Quick Facts about Earth 103

Authors

Drs. David M. Bice and Timothy J. Bralower, Professors of Geosciences, College of Earth and Mineral Sciences, The Pennsylvania State University

Instructor

Dr. Timothy J. Bralower

Overview

Earth in the Future is an introduction to Earth's climate system and the challenges we will face in the near future because of these changes. Earth in the Future is an entry level course for Earth Science and Policy BS degree at PSU.

Learning Environment

This website provides the primary instructional materials for the course. The main menu at the top of the page links you to important supporting materials. The Modules tab, in the main menu, will take you to the course lessons. ANGEL, Penn State's course management system is used to support the delivery of this course as well, as it provides the primary communications and submission tools for the course.

Topics of Study

The content of this course is divided into 12 lessons (modules). Each module will be completed in approximately 1 week.

Topics of Study
Module Title
 Module 1 Past Episodes of Climate Change
Module  2 Recent Climate Change
Module  3 Earth's Climate System
Module  4 Introduction to General Circulation Models
Module  5 Global Carbon Cycle
Module  6 Ocean Circulation and its Impact on Climate
Module  7 Ocean Acidification, Red Tides, and Monster Jellyfish
Module  8 Water Resources and Climate Change
Module  9 Climate Change and Food Supply
Module 10 Future Sea Level Change
Module 11 Terrestrial Ecosystems in Peril
Module 12 Adaption to and Mitigation of Climate Change

Acknowledgments

Earth Futures is the brainchild of Eric Barron, founding Director of Earth System Science Center, former Dean of the College of Earth and Mineral Sciences at Penn State, now President of Penn State. We are also deeply grateful to learning designer April Millet in the Dutton e-Education Institute, Earth and Mineral Sciences at Penn State who took the materials and brought them to life. April not only kept us on task but she also continues to provide sage advice about the way we present science. This on-line course could not have been possible without her and Khusro Kidwai who gave us initial guidance. Thanks also to Dutton directors Annie Taylor and David DiBiase for encouragement, inspiration and leadership.
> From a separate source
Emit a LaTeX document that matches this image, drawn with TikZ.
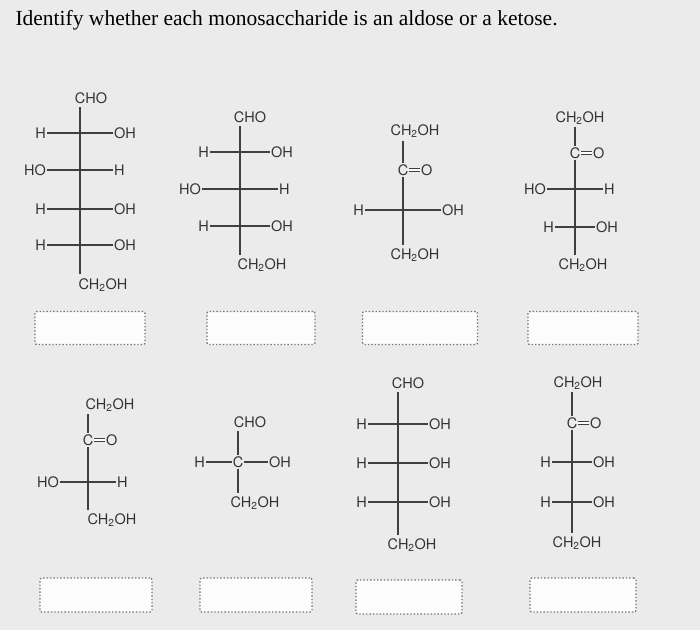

Numerous people have helped point us in the right direction for parts of the course, although they are by no means to be held responsible for the content. They include Donna Green, Katrin Meissner and Shane MacGregor at the Climate Change Research Centre, University of New South Wales, Kamini Singha and Erica Smithwick at Penn State, Walter Barnhardt at the USGS, Scott Wing at the Smithsonian, Ellen Currano at Miami University, and Dennis McGillicuddy at Woods Hole. We thank the staff of the Climate Change Research Centre, University of New South Wales for their hospitality while this course was being developed.

Finally, the course would not have been possible without funding from NASA and the Australian-American Fulbright Commission.